Task requirements:
Exactly as written, please set down all of the entries again, with no pictures.

Exercise inputs:
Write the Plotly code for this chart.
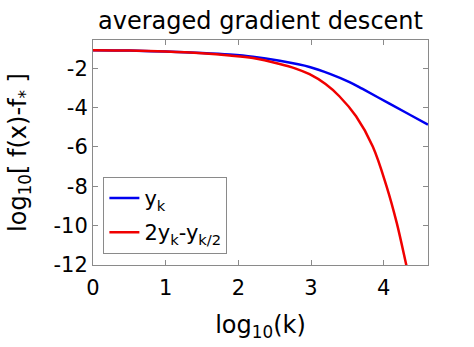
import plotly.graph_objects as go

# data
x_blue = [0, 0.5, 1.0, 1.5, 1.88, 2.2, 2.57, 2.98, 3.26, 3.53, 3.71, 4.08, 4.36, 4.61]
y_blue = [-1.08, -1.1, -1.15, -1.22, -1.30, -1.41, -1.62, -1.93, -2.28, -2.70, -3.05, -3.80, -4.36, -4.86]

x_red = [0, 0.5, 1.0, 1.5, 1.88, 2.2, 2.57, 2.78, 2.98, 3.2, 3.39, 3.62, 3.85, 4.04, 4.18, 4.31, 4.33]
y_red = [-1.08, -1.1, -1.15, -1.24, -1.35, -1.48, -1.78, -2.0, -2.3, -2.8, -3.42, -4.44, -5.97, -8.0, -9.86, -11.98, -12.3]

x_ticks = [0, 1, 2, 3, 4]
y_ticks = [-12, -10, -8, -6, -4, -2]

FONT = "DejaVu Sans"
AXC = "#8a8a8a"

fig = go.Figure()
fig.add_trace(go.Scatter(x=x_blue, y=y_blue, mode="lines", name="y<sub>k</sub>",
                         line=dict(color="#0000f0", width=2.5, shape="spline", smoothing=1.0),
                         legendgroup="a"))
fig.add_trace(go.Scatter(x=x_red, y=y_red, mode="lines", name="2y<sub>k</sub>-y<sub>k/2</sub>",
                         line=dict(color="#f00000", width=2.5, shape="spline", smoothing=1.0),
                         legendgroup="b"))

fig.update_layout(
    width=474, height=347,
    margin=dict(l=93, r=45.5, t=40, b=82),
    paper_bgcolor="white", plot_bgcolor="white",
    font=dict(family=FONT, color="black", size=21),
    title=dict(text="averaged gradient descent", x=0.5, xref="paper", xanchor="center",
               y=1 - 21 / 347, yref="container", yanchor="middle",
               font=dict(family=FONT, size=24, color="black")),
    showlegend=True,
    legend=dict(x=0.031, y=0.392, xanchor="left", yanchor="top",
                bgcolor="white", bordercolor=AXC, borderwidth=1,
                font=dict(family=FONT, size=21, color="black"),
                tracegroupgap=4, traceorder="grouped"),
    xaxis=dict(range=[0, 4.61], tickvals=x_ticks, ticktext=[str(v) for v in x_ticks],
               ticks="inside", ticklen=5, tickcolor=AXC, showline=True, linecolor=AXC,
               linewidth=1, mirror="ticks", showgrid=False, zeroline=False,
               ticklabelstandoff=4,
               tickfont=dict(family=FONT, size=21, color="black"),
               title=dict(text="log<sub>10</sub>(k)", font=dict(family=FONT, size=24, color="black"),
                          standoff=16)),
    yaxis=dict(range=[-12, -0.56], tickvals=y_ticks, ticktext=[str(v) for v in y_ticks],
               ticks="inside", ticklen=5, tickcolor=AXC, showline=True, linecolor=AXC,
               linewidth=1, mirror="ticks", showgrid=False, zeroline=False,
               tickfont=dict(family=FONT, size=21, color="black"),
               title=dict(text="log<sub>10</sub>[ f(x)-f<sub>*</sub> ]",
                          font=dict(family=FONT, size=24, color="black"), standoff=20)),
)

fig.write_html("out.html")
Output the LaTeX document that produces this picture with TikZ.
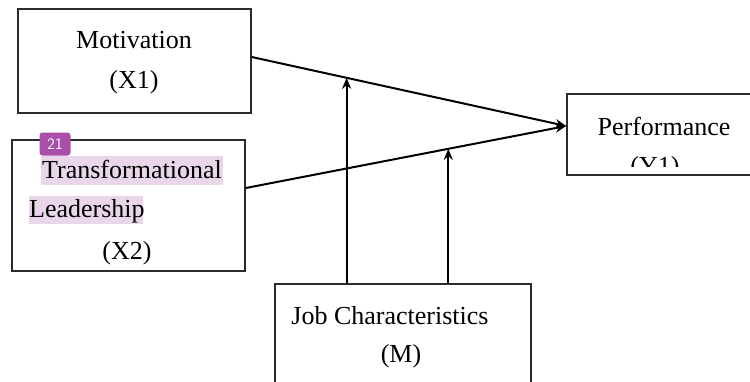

Task output:
Write the Plotly code for this chart.
import plotly.graph_objects as go

# data
x_blue = [0, 0.5, 1.0, 1.5, 1.88, 2.2, 2.57, 2.98, 3.26, 3.53, 3.71, 4.08, 4.36, 4.61]
y_blue = [-1.08, -1.1, -1.15, -1.22, -1.30, -1.41, -1.62, -1.93, -2.28, -2.70, -3.05, -3.80, -4.36, -4.86]

x_red = [0, 0.5, 1.0, 1.5, 1.88, 2.2, 2.57, 2.78, 2.98, 3.2, 3.39, 3.62, 3.85, 4.04, 4.18, 4.31, 4.33]
y_red = [-1.08, -1.1, -1.15, -1.24, -1.35, -1.48, -1.78, -2.0, -2.3, -2.8, -3.42, -4.44, -5.97, -8.0, -9.86, -11.98, -12.3]

x_ticks = [0, 1, 2, 3, 4]
y_ticks = [-12, -10, -8, -6, -4, -2]

FONT = "DejaVu Sans"
AXC = "#8a8a8a"

fig = go.Figure()
fig.add_trace(go.Scatter(x=x_blue, y=y_blue, mode="lines", name="y<sub>k</sub>",
                         line=dict(color="#0000f0", width=2.5, shape="spline", smoothing=1.0),
                         legendgroup="a"))
fig.add_trace(go.Scatter(x=x_red, y=y_red, mode="lines", name="2y<sub>k</sub>-y<sub>k/2</sub>",
                         line=dict(color="#f00000", width=2.5, shape="spline", smoothing=1.0),
                         legendgroup="b"))

fig.update_layout(
    width=474, height=347,
    margin=dict(l=93, r=45.5, t=40, b=82),
    paper_bgcolor="white", plot_bgcolor="white",
    font=dict(family=FONT, color="black", size=21),
    title=dict(text="averaged gradient descent", x=0.5, xref="paper", xanchor="center",
               y=1 - 21 / 347, yref="container", yanchor="middle",
               font=dict(family=FONT, size=24, color="black")),
    showlegend=True,
    legend=dict(x=0.031, y=0.392, xanchor="left", yanchor="top",
                bgcolor="white", bordercolor=AXC, borderwidth=1,
                font=dict(family=FONT, size=21, color="black"),
                tracegroupgap=4, traceorder="grouped"),
    xaxis=dict(range=[0, 4.61], tickvals=x_ticks, ticktext=[str(v) for v in x_ticks],
               ticks="inside", ticklen=5, tickcolor=AXC, showline=True, linecolor=AXC,
               linewidth=1, mirror="ticks", showgrid=False, zeroline=False,
               ticklabelstandoff=4,
               tickfont=dict(family=FONT, size=21, color="black"),
               title=dict(text="log<sub>10</sub>(k)", font=dict(family=FONT, size=24, color="black"),
                          standoff=16)),
    yaxis=dict(range=[-12, -0.56], tickvals=y_ticks, ticktext=[str(v) for v in y_ticks],
               ticks="inside", ticklen=5, tickcolor=AXC, showline=True, linecolor=AXC,
               linewidth=1, mirror="ticks", showgrid=False, zeroline=False,
               tickfont=dict(family=FONT, size=21, color="black"),
               title=dict(text="log<sub>10</sub>[ f(x)-f<sub>*</sub> ]",
                          font=dict(family=FONT, size=24, color="black"), standoff=20)),
)

fig.write_html("out.html")
Output the LaTeX document that produces this picture with TikZ.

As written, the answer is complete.